Another type of cement failure arises when the cement is present behind the casing, but a small cement-free annulus exists between the cement and casing. This annulus may be so thick as to enable hydraulic communication between zones leading to undesirable contamination.
Such annulus, however, may also be so thin as to effectively preserve the hydraulic security function of the cement. Such acceptable small annulus may arise from the technique employed to introduce the cement in the first place. For example, the cement typically is introduced under very high pressure such as produced by using a heavy mud to chase the cement plug down and into the annulus around the casing. The resulting pressure inside the casing causes a slight expansion of the casing and subsequent contraction when the heavy mud is removed. The magnitude of the contraction depends upon the pressure and casing thickness and tends to result in a slight separation, an annulus, between the cement and casing. It is important to know whether the cement is performing its function, i.e. whether the cement bond is hydraulically secure.
Techniques have been proposed to ascertain the quality of the cement bond. In this sense the term "bond" as used herein, is to be understood to include both those cases where the cement actually adheres to the casing as well as when there is no adhesion but instead a small micro-annulus which is so small as to prevent fluid communication between cement separated zones. In other words, the term "good bond" means that separation of zones by the cement is adequate to prevent fluid migration between the zones even in the presence of a micro-annulus. It is, therefore, desirable that cement evaluation techniques identify such micro-annuli as good cement bonds while recognizing annuli incapable of separating zones as hydraulically insecure or bad bonds.
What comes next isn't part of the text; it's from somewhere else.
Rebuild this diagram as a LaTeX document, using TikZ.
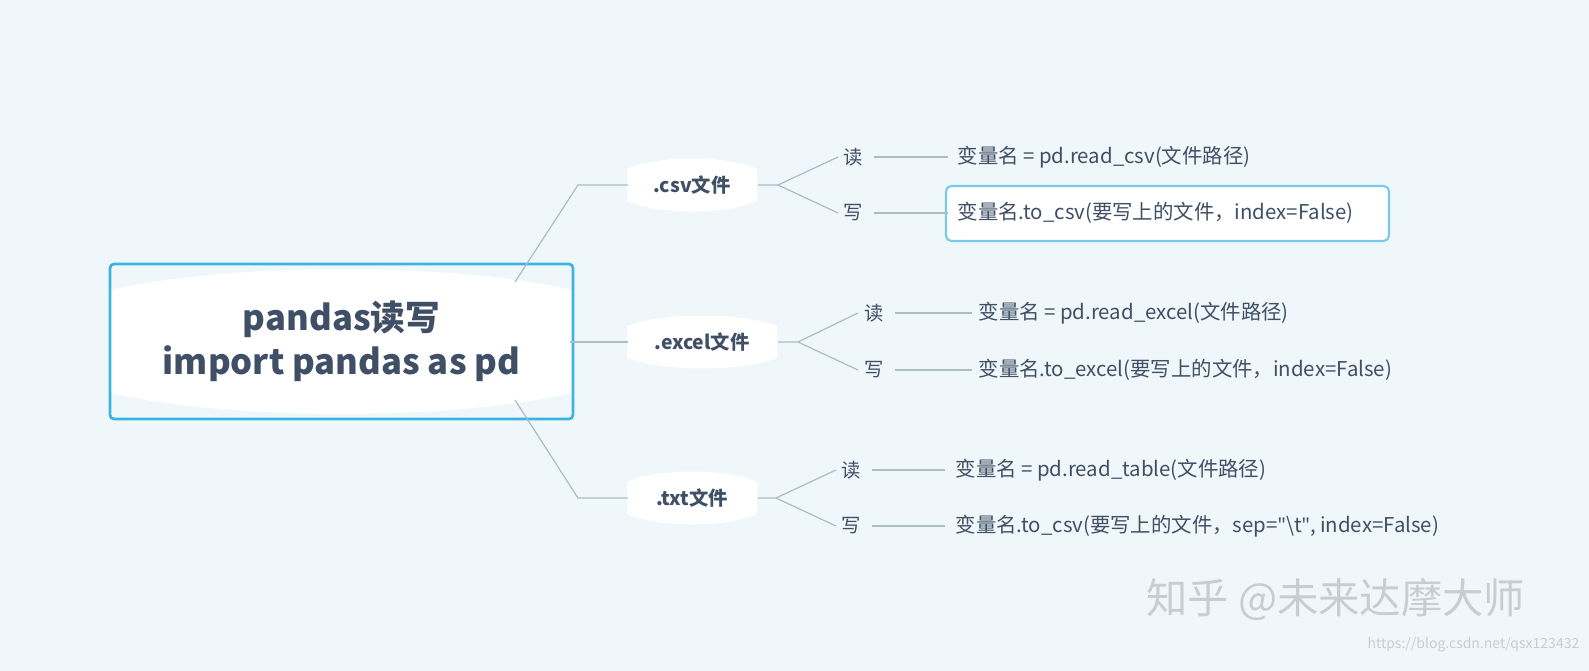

When an acoustic pulse producer such as described in Norel et al is employed in an ultrasonic echo testing device as described in Russian Patent SU No. 405095 or the U.S. Pat. No. 3,974,476 to Cowles, the increased spacing suggested by the latter between the transducer and the casing enables reception of a greater number of cycles. However, in such case the intermediate layers proposed by Norel et al between the transducer and the casing tend to severely attenuate the echo signals which already arrive with reduced amplitude by virtue of the increased spacing.